The girl turns, passing their flashlight over the room — nothing is there. The music gets tenser. The girl steps further down the corridor. Then, the music stops altogether. The girl breathes deeper.
We see a close-up of her face. Her eyes widen. We hear the sound of a monster approaching them. The girl looks terrified. She drops the flashlight. Pitch black. We hear her screams as the beast reaches her.
Until finally, there are no screams at all.
Our imagination is incredible.
Given the right cues, our imaginations can often muster up something even more impressive than a movie director could on-screen. Horror movies will often exploit this due to their historically low indie budgets. But there’s another reason horror movies exploit our imaginations.
We all have different fears and different levels of believability. When I described the monster in the scene, I didn’t; you did. All I said was the word monster, which forced you to imagine a monster of your own.
Some of you will only have imagined a low-lit monster's face or teeth. Some of you will have conceived a giant hairy creature, while others may have conjured up a slimy Demogorgon. One of you maybe pictured your ex.
By cuing your imagination, the director forces you to imagine the most terrifying and believable scenarios individually.
I’ll often talk about how magicians can cue their spectator’s imagination in three main ways: timestamping, drawing lines, and breaking lines. It would help if you considered all three because sometimes no visual you create in real life will beat what can go on in the spectator’s mind. Plus, what they invent themselves will often be individually magical and believable.

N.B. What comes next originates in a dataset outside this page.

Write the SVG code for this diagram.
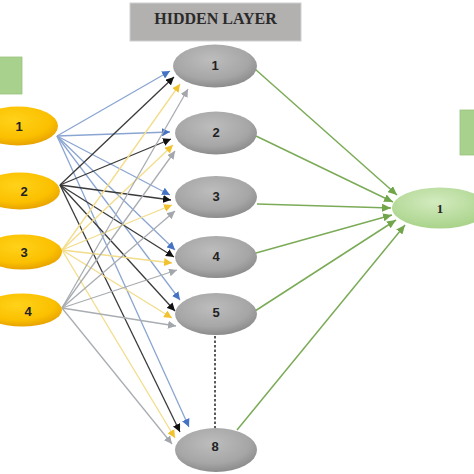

Timestamping. The first magician you ever saw as a kid likely snapped their fingers or chanted a magic word. By timestamping the magic, you're telling your audience this is when the magic happens. But it doesn’t need to be this obvious — simply focusing your attention on their closed fist is enough to trigger them to imagine the precise time the coin inside their hand begins to bend. Timestamping might allow them to create a coin-bending visual far better than you could make openly, but it also psychologically stops them backtracking to when you actually bent the coin with force.
Drawing A Line. I mention this a lot because it is essential to perform a transposition. You perhaps already do this when you make a coin magically pass through a table or jump from hand to hand. By gesturing towards the final destination as you vanish the coin, you’re cuing the spectator to draw a path for the invisible coin. The psychological effect is incredible. If you make a card disappear and then open the box on the table to find the exact card inside — people will often assume it’s a duplicate card. If you make a card vanish above the card box and gesture as though it’s falling invisibly down and into the box — people draw the line and lock in its path.
Breaking The Line. We all hopefully already do this. Before performing a haunted deck effect, we’ll wave our hands over the pack to prove there are no wires. If you believe in drawing lines, you’ll realise audiences are constantly drawing their own lines. This doesn’t just apply to threadwork, though that’s the most obvious example. It applies to predictions, vanishes, appearances, and transpositions, too. When you vanish a helicopter, the audience will draw lines in every possible direction. Figure out which lines the audience draws by default and cut them up yourself.